WHAT IT MEANS: The Fed will debate at its June 18-19 meeting whether to reduce its $85-billion per month bond-buying program, but officials don’t appear near a consensus on the matter. Fed chairman Ben Bernanke suggested in testimony to Congress earlier in the day that he wanted to avoid moving prematurely toward pulling back.

2) “Several participants pointed to the improvement in interest-sensitive sectors, such as consumer durables and housing, over the recent period as evidence that the purchases were having positive results for the economy.”

WHAT IT MEANS: The Fed talks about the costs and benefits of its policies. So far, they think the bond buying program is still helping the economy.

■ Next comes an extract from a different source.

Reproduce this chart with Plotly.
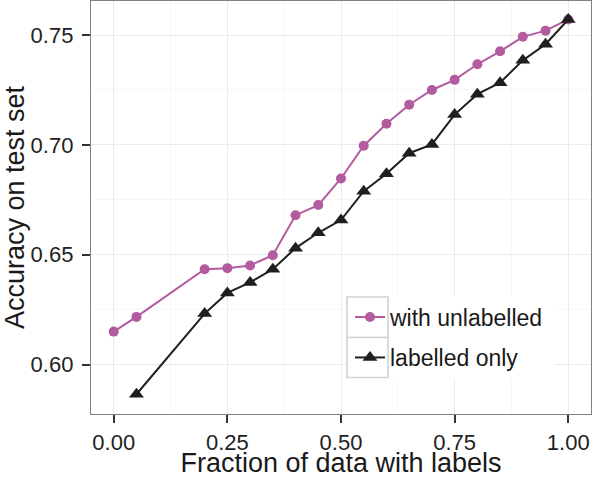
import plotly.graph_objects as go

# fraction of labelled data vs test accuracy
x_unlabelled = [0.00, 0.05, 0.20, 0.25, 0.30, 0.35, 0.40, 0.45, 0.50, 0.55,
                0.60, 0.65, 0.70, 0.75, 0.80, 0.85, 0.90, 0.95, 1.00]
acc_unlabelled = [0.6150, 0.6217, 0.6434, 0.6439, 0.6451, 0.6498, 0.6680, 0.6726, 0.6847, 0.6996,
                  0.7096, 0.7183, 0.7250, 0.7296, 0.7367, 0.7426, 0.7492, 0.7520, 0.7571]

x_labelled = [0.05, 0.20, 0.25, 0.30, 0.35, 0.40, 0.45, 0.50, 0.55,
              0.60, 0.65, 0.70, 0.75, 0.80, 0.85, 0.90, 0.95, 1.00]
acc_labelled = [0.5865, 0.6232, 0.6326, 0.6374, 0.6434, 0.6530, 0.6600, 0.6658, 0.6789,
                0.6869, 0.6962, 0.7002, 0.7138, 0.7231, 0.7283, 0.7385, 0.7458, 0.7571]

x_ticks = [0.0, 0.25, 0.5, 0.75, 1.0]
x_ticktext = ["0.00", "0.25", "0.50", "0.75", "1.00"]
y_ticks = [0.60, 0.65, 0.70, 0.75]
y_ticktext = ["0.60", "0.65", "0.70", "0.75"]

PINK = "#b35b9f"
BLACK = "#1f1f1f"
FONT = "Liberation Sans, Arial, sans-serif"

fig = go.Figure()
fig.add_trace(go.Scatter(
    x=x_unlabelled, y=acc_unlabelled, mode="lines+markers", name="with unlabelled",
    line=dict(color=PINK, width=2), marker=dict(symbol="circle", size=10, color=PINK),
    legend="legend",
))
fig.add_trace(go.Scatter(
    x=x_labelled, y=acc_labelled, mode="lines+markers", name="labelled only",
    line=dict(color=BLACK, width=2), marker=dict(symbol="triangle-up", size=13, color=BLACK),
    legend="legend2",
))

# plot area in pixels: x 91..591, y 1..414
def px(x):
    return (x - 91) / 500


def py(y):
    return (414 - y) / 413


shapes = [
    # legend background
    dict(type="rect", xref="paper", yref="paper", x0=px(346), x1=px(555), y0=py(378), y1=py(296),
         fillcolor="white", line=dict(width=0), layer="above"),
    # legend key boxes
    dict(type="rect", xref="paper", yref="paper", x0=px(347), x1=px(388), y0=py(337.5), y1=py(297),
         fillcolor="white", line=dict(color="#d2d2d2", width=1.6), layer="above"),
    dict(type="rect", xref="paper", yref="paper", x0=px(347), x1=px(388), y0=py(377.5), y1=py(337.5),
         fillcolor="white", line=dict(color="#d2d2d2", width=1.6), layer="above"),
]

legend_style = dict(
    bgcolor="rgba(0,0,0,0)", borderwidth=0, font=dict(family=FONT, size=23, color="#1a1a1a"),
    xanchor="left", yanchor="middle", x=px(350),
)

fig.update_layout(
    width=594, height=478,
    margin=dict(l=91, r=3, t=1, b=64),
    plot_bgcolor="white", paper_bgcolor="white",
    font=dict(family=FONT, color="#1a1a1a"),
    shapes=shapes,
    showlegend=True,
    legend=dict(y=py(317), **legend_style),
    legend2=dict(y=py(357.5), **legend_style),
)

fig.update_xaxes(
    range=[-0.05, 1.05], tickvals=x_ticks, ticktext=x_ticktext,
    tickfont=dict(size=22, color="#222"),
    ticks="outside", ticklen=8, tickwidth=1.6, tickcolor="#333",
    showgrid=True, gridcolor="#ebebeb", gridwidth=1,
    minor=dict(tickvals=[0.125, 0.375, 0.625, 0.875], showgrid=True, gridcolor="#f7f7f7", gridwidth=1),
    showline=True, linecolor="#808080", linewidth=1.3, mirror=True,
    zeroline=False,
    title=dict(text="Fraction of data with labels", font=dict(size=27, color="#1a1a1a"), standoff=6),
    automargin=False,
)
fig.update_yaxes(
    range=[0.5775, 0.7655], tickvals=y_ticks, ticktext=y_ticktext,
    tickfont=dict(size=22, color="#222"),
    ticks="outside", ticklen=8, tickwidth=1.6, tickcolor="#333",
    ticklabelstandoff=4,
    showgrid=True, gridcolor="#ebebeb", gridwidth=1,
    minor=dict(tickvals=[0.625, 0.675, 0.725], showgrid=True, gridcolor="#f7f7f7", gridwidth=1),
    showline=True, linecolor="#808080", linewidth=1.3, mirror=True,
    zeroline=False,
    title=dict(text="Accuracy on test set", font=dict(size=27, color="#1a1a1a"), standoff=3),
    automargin=False,
)

# the default page keeps an 8px body margin; drop it so the figure sits at the corner
fig.write_html("out.html", config={"displayModeBar": False},
               post_script="document.body.style.margin = '0';")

3) “Economic data releases over the intermeeting period were mixed, raising some concern that the recovery might be slowing after a solid start earlier this year, thereby repeating the pattern observed in recent years. Various views on this prospect were offered, from those participants who put more emphasis on the underlying momentum of the economy, noting the strengthening in private domestic final demand, to those who stressed the growing fiscal restraint or the other headwinds still facing the economy.”

WHAT IT MEANS: Fed officials are hesitant about their next step on monetary policy in part because they’re especially uncertain about how the economy unfolds in the next few months, in the face of tighter fiscal policies.

4) “Both headline and core PCE inflation in the first quarter came in below the Committee’s longer-run goal of 2 percent, but these recent lower readings appeared to be due, in part, to temporary factors; other measures of inflation as well as inflation expectations had remained more stable. Accordingly, participants generally continued to expect that inflation would move closer to the 2 percent objective over the medium run.”

WHAT IT MEANS: The Fed’s favored inflation measures have dropped well below its 2% target, but officials aren’t deeply concerned about it yet.